**What you have to do**
Search the material for the word "this" and copy each line that holds it.

**Excerpted data**
--- --- ---
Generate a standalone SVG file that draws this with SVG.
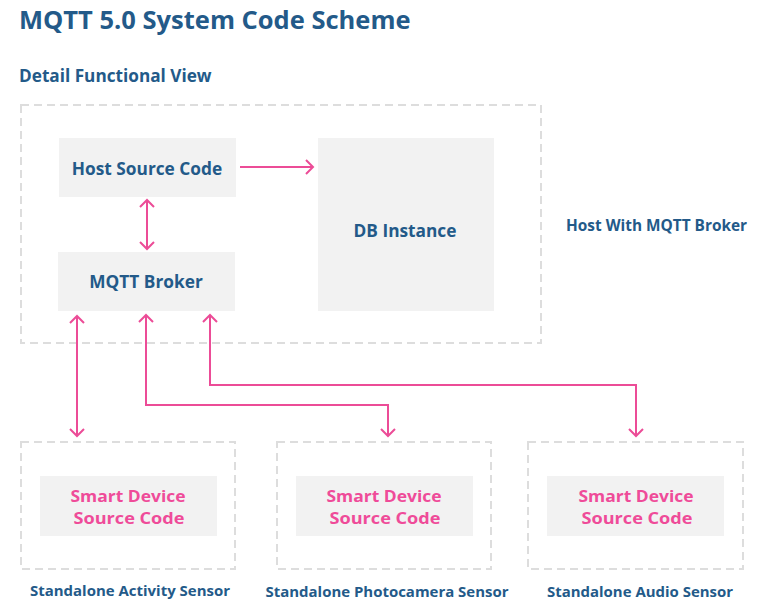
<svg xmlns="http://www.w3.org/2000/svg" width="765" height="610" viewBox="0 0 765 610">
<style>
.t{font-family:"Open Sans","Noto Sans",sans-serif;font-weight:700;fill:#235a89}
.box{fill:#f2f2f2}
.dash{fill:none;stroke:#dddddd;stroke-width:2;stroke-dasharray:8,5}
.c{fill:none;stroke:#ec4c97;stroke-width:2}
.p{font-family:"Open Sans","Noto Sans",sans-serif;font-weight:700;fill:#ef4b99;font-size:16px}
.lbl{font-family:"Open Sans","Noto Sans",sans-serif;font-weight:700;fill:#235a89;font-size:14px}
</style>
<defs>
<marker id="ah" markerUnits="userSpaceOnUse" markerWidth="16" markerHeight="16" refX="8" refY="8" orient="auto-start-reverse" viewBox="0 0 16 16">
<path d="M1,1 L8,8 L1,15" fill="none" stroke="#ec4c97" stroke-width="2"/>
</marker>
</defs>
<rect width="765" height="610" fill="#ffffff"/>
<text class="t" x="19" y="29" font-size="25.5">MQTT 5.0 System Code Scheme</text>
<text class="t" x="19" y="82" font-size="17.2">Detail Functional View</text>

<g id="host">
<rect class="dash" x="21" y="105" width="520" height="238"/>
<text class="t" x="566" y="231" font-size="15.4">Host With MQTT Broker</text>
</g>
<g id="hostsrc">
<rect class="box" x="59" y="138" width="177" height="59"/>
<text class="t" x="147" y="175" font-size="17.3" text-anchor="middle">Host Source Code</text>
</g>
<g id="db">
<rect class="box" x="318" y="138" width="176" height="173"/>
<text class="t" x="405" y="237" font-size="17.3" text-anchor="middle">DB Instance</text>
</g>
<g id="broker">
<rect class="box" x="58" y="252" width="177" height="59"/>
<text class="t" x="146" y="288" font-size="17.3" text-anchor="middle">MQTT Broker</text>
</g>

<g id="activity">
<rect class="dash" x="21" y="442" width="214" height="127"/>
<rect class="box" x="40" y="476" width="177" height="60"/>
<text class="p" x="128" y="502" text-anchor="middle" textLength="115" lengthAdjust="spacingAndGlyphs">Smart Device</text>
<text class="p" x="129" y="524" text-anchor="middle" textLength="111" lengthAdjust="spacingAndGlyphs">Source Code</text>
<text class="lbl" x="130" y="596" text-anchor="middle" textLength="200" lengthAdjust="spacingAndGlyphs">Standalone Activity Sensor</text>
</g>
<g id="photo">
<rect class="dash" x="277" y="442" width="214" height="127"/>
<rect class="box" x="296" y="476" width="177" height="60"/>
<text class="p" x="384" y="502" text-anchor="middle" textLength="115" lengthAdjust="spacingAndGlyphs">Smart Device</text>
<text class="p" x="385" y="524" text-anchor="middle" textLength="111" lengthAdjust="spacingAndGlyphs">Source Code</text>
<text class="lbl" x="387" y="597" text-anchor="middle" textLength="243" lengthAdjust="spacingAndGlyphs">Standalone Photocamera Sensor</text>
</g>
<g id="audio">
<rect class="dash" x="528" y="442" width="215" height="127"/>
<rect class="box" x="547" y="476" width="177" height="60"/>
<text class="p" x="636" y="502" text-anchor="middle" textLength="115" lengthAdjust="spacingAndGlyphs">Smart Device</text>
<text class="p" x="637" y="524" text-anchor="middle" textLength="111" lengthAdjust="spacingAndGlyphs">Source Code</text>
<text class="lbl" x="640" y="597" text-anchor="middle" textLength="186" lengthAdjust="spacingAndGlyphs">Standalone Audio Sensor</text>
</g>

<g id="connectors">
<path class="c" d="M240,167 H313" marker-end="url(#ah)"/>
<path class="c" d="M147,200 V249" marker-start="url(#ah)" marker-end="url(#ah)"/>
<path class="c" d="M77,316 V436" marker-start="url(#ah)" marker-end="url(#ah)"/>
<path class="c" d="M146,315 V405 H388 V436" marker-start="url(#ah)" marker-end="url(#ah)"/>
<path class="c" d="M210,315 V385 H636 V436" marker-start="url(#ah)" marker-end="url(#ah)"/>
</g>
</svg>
--- --- ---
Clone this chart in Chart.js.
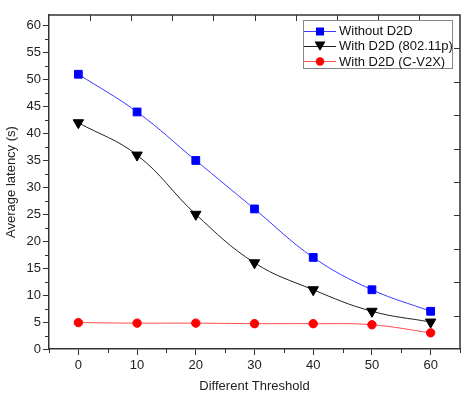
--- --- ---
**Full response**
Generate a standalone SVG file that draws this with SVG.
Clone this chart in Chart.js.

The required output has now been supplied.